Table 1 shows the partitioning results for the three hardware architectures. From the results, the following observations can be made. First, for several examples the RPL algorithm produced fewer partitions and faster timing compared to those produced by the RP and HP algorithms. The average run time was measured on a SUN workstation and it includes the time required to construct the levelization step for the RPL algorithm. For a specific configuration, the partitioning task is a one-time step and therefore the algorithms run time becomes important if the mapping process is repeated frequently.

This RPL algorithm improvement of achieving valid partitions and short average run times is due to the one-time level construction step used by the RPL algorithm. This was investigated by skipping the levelization step where the RPL algorithm produced similar results without significant improvements compared to those produced by the RP and HP algorithms. Since the RAM access constraint is a very challenging one, the preprocessing step was able to solve any conflicts associated with this constraint before starting the partitioning process. Second, the run time and the number of partitions produced varied with the selected hardware architecture. For the three partitioning algorithms, the run time and the number of partitions were reduced significantly by targeting hardware architectures with bigger I/O, bigger FPGA capacity, and bigger RAMs. Third, the partitioning results show that the HP and the RP approaches have difficulties in finding valid partitioning results for some of the netlists, which utilize a high number of RAM nodes, by targeting a hardware architecture with fewer resources. Referring to Table 1, the HP and RP algorithms failed to produce a feasible solution for the R29 when we targeted the Wildforce-XL. The problem arises when the RAM nodes are close to each other in the hypergraph netlist. The RAM access constraint is equivalent to the locking of a certain number of nodes in a netlist in which these nodes are prevented from moving freely across the cuts. This constraint is not affecting the movement of the particular node only but its neighbor nodes too. Another problem is the acyclic constraint. If one RAM node is locked in one partition, then the successors of this node are locked too because the movement of the successor nodes across a cut will violate the acyclic constraint.

6. Conclusion

In this paper, we have presented a partitioning method based on topological ordering and levelization (RPL). We also discussed the development and implementation of two existing algorithms. The first approach is a hierarchical partitioning method based on topological ordering (HP).
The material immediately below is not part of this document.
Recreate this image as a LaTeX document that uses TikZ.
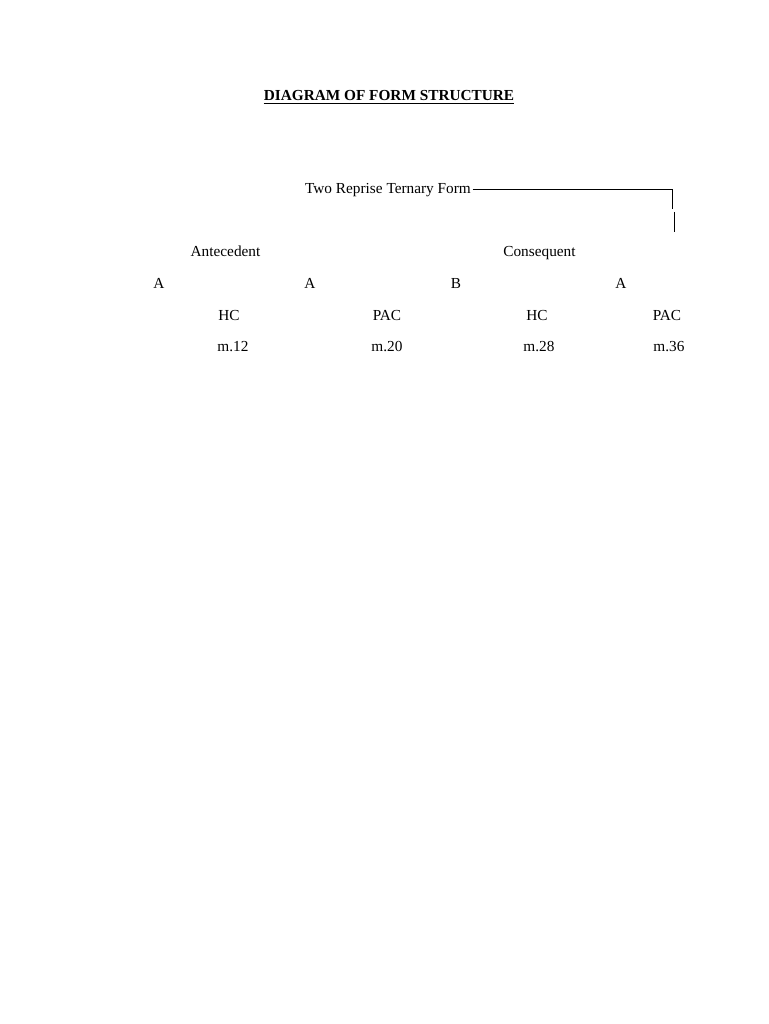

The second approach is a recursive algorithm based on the Fiduccia and Mattheyses bipartitioning heuristic (RP). We extended these algorithms to handle the CHAMPION partitioning constraints by targeting different hardware architectures. Experimental results on a number of benchmarks demonstrated that the RPL algorithm achieved high performance when compared to the RP and HP algorithms.

Acknowledgment

The authors gratefully acknowledge the support of DARPA Grant no. F33615-97-C-1124.